Evidence of Lost Profits
In reviewing the evidence presented at trial, the court found that Kerrey Construction had a legitimate arrangement to resell the property to Christo Construction Company for a significant profit. The inability to close the original transaction due to title defects directly led to the loss of this resale opportunity. The court determined that this lost profit was a foreseeable consequence of the Hunts' breach of the contract. Evidence showed that Kerrey Construction had taken steps to facilitate the resale, further solidifying the connection between the breach and the lost profits. This established that the damages claimed by Kerrey were not speculative but rather a direct result of the Hunts' failure to fulfill their contractual obligations.

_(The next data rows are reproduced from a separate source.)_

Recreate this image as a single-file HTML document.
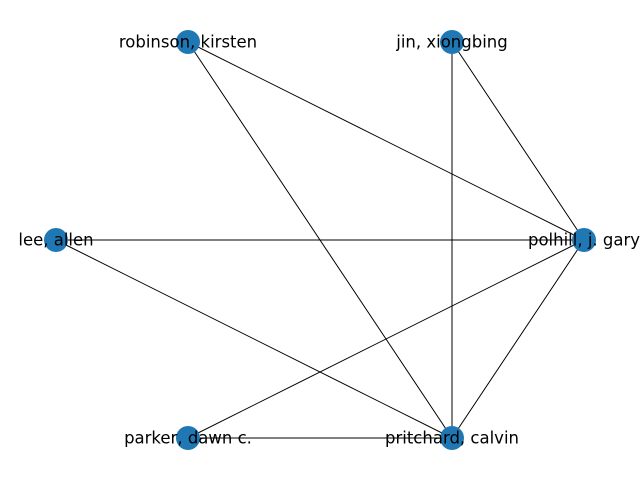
<!DOCTYPE html>
<html><head><style>html,body{margin:0;padding:0;background:#fff}</style></head>
<body>
<svg width="640" height="480" xmlns="http://www.w3.org/2000/svg">
<g stroke="#000" stroke-width="1">
<line x1="188" y1="42" x2="584" y2="240"/>
<line x1="188" y1="42" x2="452" y2="438"/>
<line x1="452" y1="42" x2="584" y2="240"/>
<line x1="452" y1="42" x2="452" y2="438"/>
<line x1="56" y1="240" x2="584" y2="240"/>
<line x1="56" y1="240" x2="452" y2="438"/>
<line x1="584" y1="240" x2="188" y2="438"/>
<line x1="584" y1="240" x2="452" y2="438"/>
<line x1="188" y1="438" x2="452" y2="438"/>
</g>
<g fill="#1f77b4">
<circle cx="188" cy="42" r="12"/>
<circle cx="452" cy="42" r="12"/>
<circle cx="56" cy="240" r="12"/>
<circle cx="584" cy="240" r="12"/>
<circle cx="188" cy="438" r="12"/>
<circle cx="452" cy="438" r="12"/>
</g>
<g font-family="DejaVu Sans, sans-serif" font-size="16.5" text-anchor="middle" dominant-baseline="central" fill="#000">
<text x="188" y="42">robinson, kirsten</text>
<text x="452" y="42">jin, xiongbing</text>
<text x="56" y="240">lee, allen</text>
<text x="584" y="240">polhill, j. gary</text>
<text x="188" y="438">parker, dawn c.</text>
<text x="452" y="438">pritchard, calvin</text>
</g>
</svg>
</body></html>
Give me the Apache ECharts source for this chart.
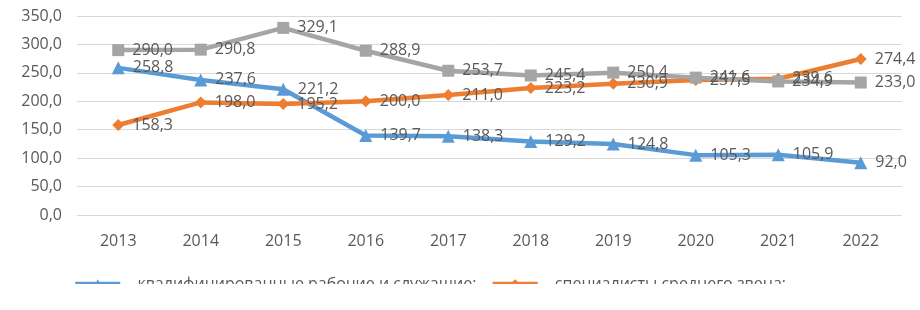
<!DOCTYPE html>
<html>
<head>
<meta charset="utf-8">
<script src="https://cdn.jsdelivr.net/npm/echarts@6/dist/echarts.min.js"></script>
<style>
  html, body { margin: 0; padding: 0; background: #fff; overflow: hidden; }
  #wrap { width: 920px; height: 284px; overflow: hidden; }
  #chart { width: 920px; height: 310px; }
</style>
</head>
<body>
<div id="wrap"><div id="chart"></div></div>
<script>
var years = ['2013', '2014', '2015', '2016', '2017', '2018', '2019', '2020', '2021', '2022'];
var workers = [258.8, 237.6, 221.2, 139.7, 138.3, 129.2, 124.8, 105.3, 105.9, 92.0];
var middle = [158.3, 198.0, 195.2, 200.0, 211.0, 223.2, 230.9, 237.5, 239.6, 274.4];
var higher = [290.0, 290.8, 329.1, 288.9, 253.7, 245.4, 250.4, 241.6, 234.9, 233.0];

var textColor = '#595959';
var font = 'Open Sans';

var fmt = function (v) { return v.toFixed(1).replace('.', ','); };

var myChart = echarts.init(document.getElementById('chart'));

var series = [
  { name: '– квалифицированные рабочие и служащие;', data: workers, color: '#5B9BD5', symbol: 'triangle', symbolSize: 13 },
  { name: '– специалисты среднего звена;', data: middle, color: '#ED7D31', symbol: 'diamond', symbolSize: 12 },
  { name: '– специалисты высшего звена', data: higher, color: '#A5A5A5', symbol: 'rect', symbolSize: 12 }
].map(function (s) {
  return {
    name: s.name,
    type: 'line',
    data: s.data,
    symbol: s.symbol,
    symbolSize: s.symbolSize,
    itemStyle: { color: s.color },
    lineStyle: { color: s.color, width: 4.5 },
    label: {
      show: true,
      position: 'right',
      distance: 8,
      color: textColor,
      fontFamily: font,
      fontSize: 16,
      formatter: function (p) { return fmt(p.value); }
    },
    animation: false
  };
});

myChart.setOption({
  animation: false,
  textStyle: { fontFamily: font, color: textColor },
  grid: { left: 77, right: 18, top: 16, height: 199 },
  legend: {
    data: [series[0].name, series[1].name],
    left: 68,
    top: 271,
    itemWidth: 45,
    itemHeight: 12,
    itemGap: 14,
    lineStyle: { width: 4.5, opacity: 1, color: 'inherit' },
    textStyle: { color: textColor, fontFamily: font, fontSize: 16 }
  },
  xAxis: {
    type: 'category',
    data: years,
    boundaryGap: true,
    axisLine: { show: false },
    axisTick: { show: false },
    axisLabel: { color: textColor, fontFamily: font, fontSize: 16, margin: 18 }
  },
  yAxis: {
    type: 'value',
    min: 0,
    max: 350,
    interval: 50,
    splitLine: { lineStyle: { color: '#D9D9D9', width: 1 } },
    axisLine: { show: false },
    axisTick: { show: false },
    axisLabel: {
      color: textColor, fontFamily: font, fontSize: 16, margin: 15,
      formatter: function (v) { return fmt(v); }
    }
  },
  series: series
});
</script>
</body>
</html>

Jury Instructions and Special Damages
The trial court provided instructions to the jury that specifically included the consideration of lost profits from the resale contract as part of the damages. The court's decision to allow this issue to be submitted to the jury was rooted in the principle that such damages were not only appropriate but necessary for a fair assessment of the situation. The jury was tasked with determining whether the lost profits were indeed a foreseeable result of the breach, and they ultimately found in favor of Kerrey Construction. By framing the issue of special damages within the context of the breach, the trial court adhered to established legal precedents regarding the recovery of lost profits in contract disputes. This approach reinforced the notion that damages should reflect the actual losses incurred by the aggrieved party.

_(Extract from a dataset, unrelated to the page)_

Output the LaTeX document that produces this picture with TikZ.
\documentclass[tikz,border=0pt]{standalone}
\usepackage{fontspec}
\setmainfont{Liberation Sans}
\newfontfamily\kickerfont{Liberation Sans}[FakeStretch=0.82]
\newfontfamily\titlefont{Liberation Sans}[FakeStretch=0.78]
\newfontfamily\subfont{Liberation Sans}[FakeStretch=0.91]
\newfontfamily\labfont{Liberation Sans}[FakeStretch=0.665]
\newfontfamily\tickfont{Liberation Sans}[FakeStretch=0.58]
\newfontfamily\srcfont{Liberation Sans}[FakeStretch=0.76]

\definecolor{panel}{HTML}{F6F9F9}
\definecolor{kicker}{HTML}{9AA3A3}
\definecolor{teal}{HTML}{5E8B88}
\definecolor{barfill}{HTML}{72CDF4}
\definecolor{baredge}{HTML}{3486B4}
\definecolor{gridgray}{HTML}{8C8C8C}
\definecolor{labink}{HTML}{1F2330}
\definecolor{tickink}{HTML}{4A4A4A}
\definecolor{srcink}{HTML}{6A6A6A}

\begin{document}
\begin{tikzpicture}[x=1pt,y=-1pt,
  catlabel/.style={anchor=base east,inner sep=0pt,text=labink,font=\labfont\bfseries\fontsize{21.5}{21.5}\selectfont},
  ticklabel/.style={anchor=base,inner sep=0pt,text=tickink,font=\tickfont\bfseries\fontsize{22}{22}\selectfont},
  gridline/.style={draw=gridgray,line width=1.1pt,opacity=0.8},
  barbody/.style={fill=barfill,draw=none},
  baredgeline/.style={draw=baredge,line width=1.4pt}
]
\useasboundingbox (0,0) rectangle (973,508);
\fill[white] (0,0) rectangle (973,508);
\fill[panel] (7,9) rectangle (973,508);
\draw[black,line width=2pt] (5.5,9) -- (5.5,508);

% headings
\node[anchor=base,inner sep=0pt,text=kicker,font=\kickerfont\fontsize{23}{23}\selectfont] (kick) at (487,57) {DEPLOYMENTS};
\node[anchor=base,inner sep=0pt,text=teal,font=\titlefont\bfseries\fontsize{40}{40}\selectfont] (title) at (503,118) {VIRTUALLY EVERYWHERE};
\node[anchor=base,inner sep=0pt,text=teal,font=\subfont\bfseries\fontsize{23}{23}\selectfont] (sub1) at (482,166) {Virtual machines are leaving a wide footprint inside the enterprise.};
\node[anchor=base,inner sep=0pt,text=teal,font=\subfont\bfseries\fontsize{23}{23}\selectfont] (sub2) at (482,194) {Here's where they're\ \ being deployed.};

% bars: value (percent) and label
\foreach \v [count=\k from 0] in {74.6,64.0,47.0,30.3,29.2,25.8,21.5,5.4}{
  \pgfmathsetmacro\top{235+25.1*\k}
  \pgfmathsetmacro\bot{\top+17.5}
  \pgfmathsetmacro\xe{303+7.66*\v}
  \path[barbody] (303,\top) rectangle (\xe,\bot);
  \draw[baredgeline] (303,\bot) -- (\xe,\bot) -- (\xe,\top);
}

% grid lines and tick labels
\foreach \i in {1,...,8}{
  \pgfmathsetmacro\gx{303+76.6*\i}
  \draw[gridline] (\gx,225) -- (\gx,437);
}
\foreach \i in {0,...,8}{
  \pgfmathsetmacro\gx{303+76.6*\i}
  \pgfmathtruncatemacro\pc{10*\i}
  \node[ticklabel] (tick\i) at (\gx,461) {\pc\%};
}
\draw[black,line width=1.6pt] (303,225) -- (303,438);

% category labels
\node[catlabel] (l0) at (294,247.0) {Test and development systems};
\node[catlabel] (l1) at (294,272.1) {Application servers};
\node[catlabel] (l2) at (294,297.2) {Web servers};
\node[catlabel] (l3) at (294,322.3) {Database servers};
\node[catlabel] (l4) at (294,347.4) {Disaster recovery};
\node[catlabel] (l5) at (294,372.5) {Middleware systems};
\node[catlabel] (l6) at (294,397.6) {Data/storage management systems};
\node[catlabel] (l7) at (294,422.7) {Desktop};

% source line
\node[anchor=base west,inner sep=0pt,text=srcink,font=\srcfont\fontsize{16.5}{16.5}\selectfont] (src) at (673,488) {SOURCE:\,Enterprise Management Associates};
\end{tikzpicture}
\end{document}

Conclusion on the Trial Court's Decision
The Supreme Court of Nebraska concluded that the trial court acted appropriately in admitting evidence regarding the resale contract and allowing the jury to consider it when calculating damages. The court affirmed that the loss of the resale contract was a natural and foreseeable consequence of the breach, making it a valid element of damages. This decision aligned with the established legal principles concerning special damages in contract law, reinforcing the notion that parties should be held accountable for the full extent of losses arising from their contractual failures. Consequently, the court found no error in the trial court's handling of the case, upholding the jury's verdict and the awarded damages to Kerrey Construction.